Holding — Sturgis, C.
- The Supreme Court of Missouri held that a city of the fourth class could not be compelled to levy a tax in excess of the constitutional limit, even for the purpose of satisfying a judgment arising from a tort.
Rule
- Municipal corporations cannot levy taxes in excess of the constitutional limits, even to satisfy judgments resulting from tort actions.
Reasoning
- The court reasoned that the limitation on municipal indebtedness applied only to debts that arose voluntarily, and that the constitutional tax rate limitations were self-enforcing.
- The court distinguished between debts arising from contracts and those arising from torts, asserting that the constitutional limitations regarding tax rates apply universally to all taxes, including those needed to satisfy judgments.
- The court emphasized that municipal corporations derive their taxing power from legislative authority and have no inherent power to exceed the limits set by the Constitution.
- It further stated that while a judgment becomes a debt, the ability to collect that debt through taxation must remain within constitutional constraints.
- The court concluded that allowing a city to exceed the tax rate limits to satisfy a judgment would create an inconsistent application of the law and undermine the constitutional framework governing municipal taxation.
Deep Dive: How the Court Reached Its Decision
Limitation on Municipal Indebtedness
The Missouri Supreme Court reasoned that the limitation upon municipal indebtedness, as outlined in Section 12, Article X of the Missouri Constitution, specifically applied to debts that arose voluntarily through contracts. The court distinguished between debts incurred by agreement, which fall under the restrictions of the Constitution, and obligations resulting from torts, which are imposed by law without the municipality's consent. It asserted that a judgment against a city, even if based on tort, becomes a debt but is not classified as an "indebtedness" that the state constitution regulates in the same manner as contractual debts. Therefore, the court found that the constitutional restrictions on indebtedness did not provide a defense against the collection of a judgment resulting from tortious actions. This distinction was crucial in determining the city's obligations and the applicability of constitutional limitations.

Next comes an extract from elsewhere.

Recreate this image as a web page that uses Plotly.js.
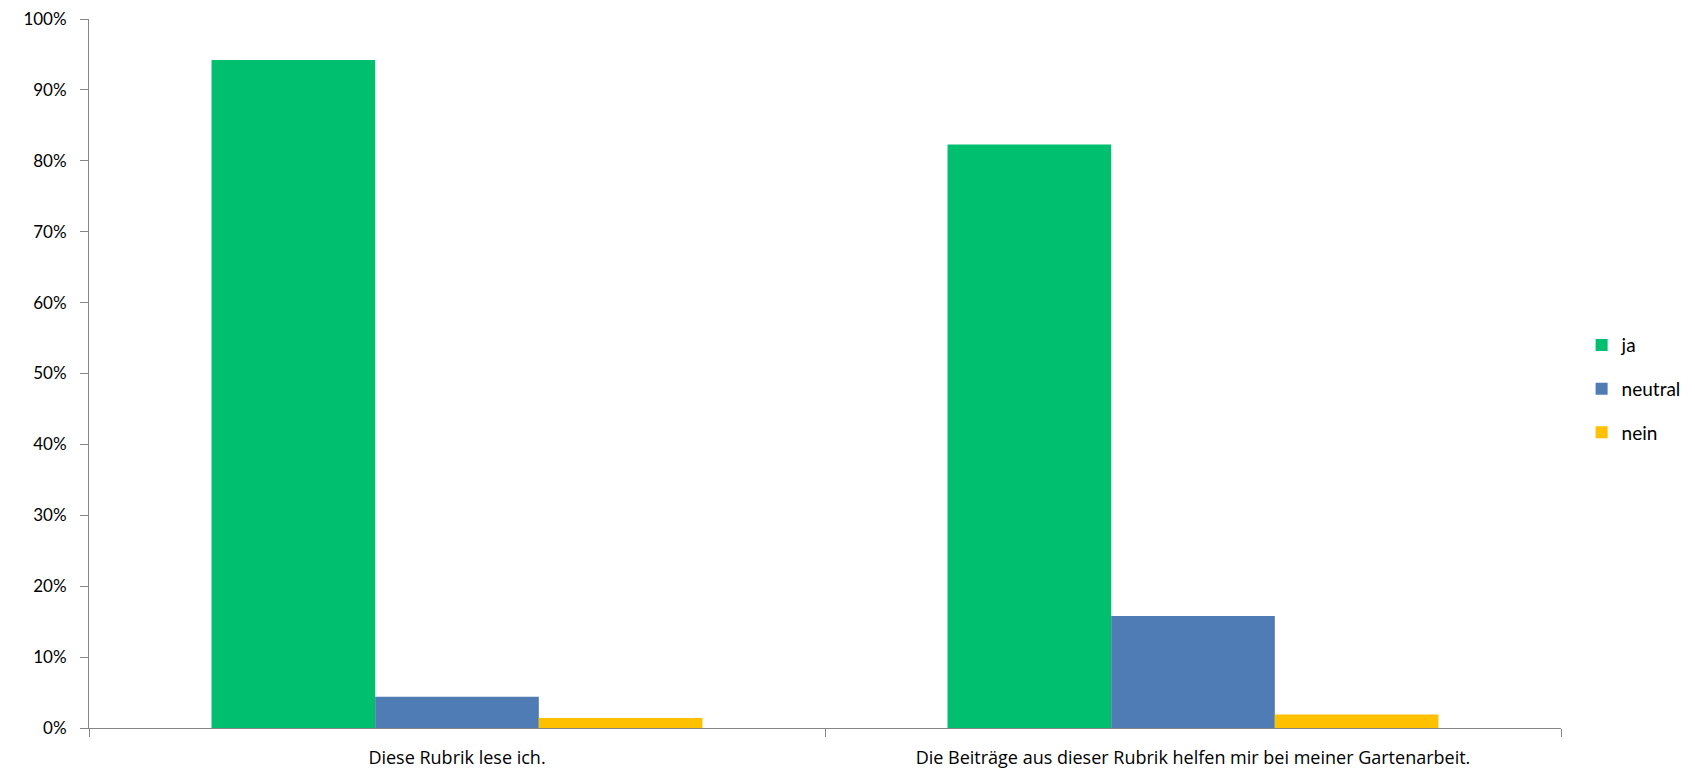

Self-Enforcing Tax Limitations
The court held that the limitations on tax rates set forth in Section 11, Article X of the Missouri Constitution were self-enforcing and applied universally to all forms of taxation, including those intended to satisfy judgments. This meant that even if a tax was necessary to pay a valid judgment, it could not exceed the stipulated maximum rate. The court emphasized that the constitutional provision unambiguously restricted the taxation power of municipal corporations, regardless of the purpose for which the tax was levied. It ruled that allowing a city to levy taxes above these limits to satisfy a tort judgment would undermine the constitutional framework governing municipal taxation. The decision reinforced the idea that constitutional limitations must be adhered to strictly, ensuring consistency in the application of tax laws across all municipalities.
Authority to Tax
The Missouri Supreme Court explained that municipal corporations do not possess inherent power to levy taxes; rather, their authority to collect taxes is derived from legislative enactments. The court pointed out that municipalities are limited by both the Constitution and the laws enacted by the General Assembly, which dictate how much they can levy. Specifically, the court noted that the General Assembly had set the maximum tax rate for fourth-class cities, such as Mound City, at fifty cents on the hundred dollars valuation. Since the city's officials had already levied the maximum amount allowed by law, they lacked the authority to impose any additional taxes, even for the purpose of satisfying court judgments. This limitation underscored the importance of legislative authority in determining the taxing powers of municipal corporations.
Judgment as Debt
The court recognized that while a judgment becomes a debt once it is rendered, the ability to collect that debt through taxation must comply with constitutional limits. It clarified that obtaining a judgment did not guarantee the ability to levy taxes to pay it, especially if such a levy would exceed the constitutional rate. The court stated that the nature of the underlying cause of action—whether in contract or tort—did not alter the requirement that taxation must remain within constitutional constraints. Thus, the court concluded that even valid judgments could not compel municipalities to exceed established tax limits, reinforcing the principle that legal obligations must align with constitutional provisions.
Implications for Municipal Liability
The ruling by the Missouri Supreme Court had significant implications for municipal liability and the enforcement of judgments against cities. It established that municipalities could not be compelled to exceed their constitutional taxing limits to satisfy judgments from tort claims, highlighting a potential gap in the ability of plaintiffs to collect damages. This decision meant that, while individuals could obtain judgments against cities for tortious acts, the execution of those judgments was still subject to the financial limitations imposed by state law. The court's ruling thus underscored the need for municipalities to manage their finances within constitutional boundaries, even in the face of legal obligations stemming from torts. As a result, this case illustrated the complexities surrounding municipal liability and the enforcement of judgments, reflecting the broader principles of constitutional governance in public finance.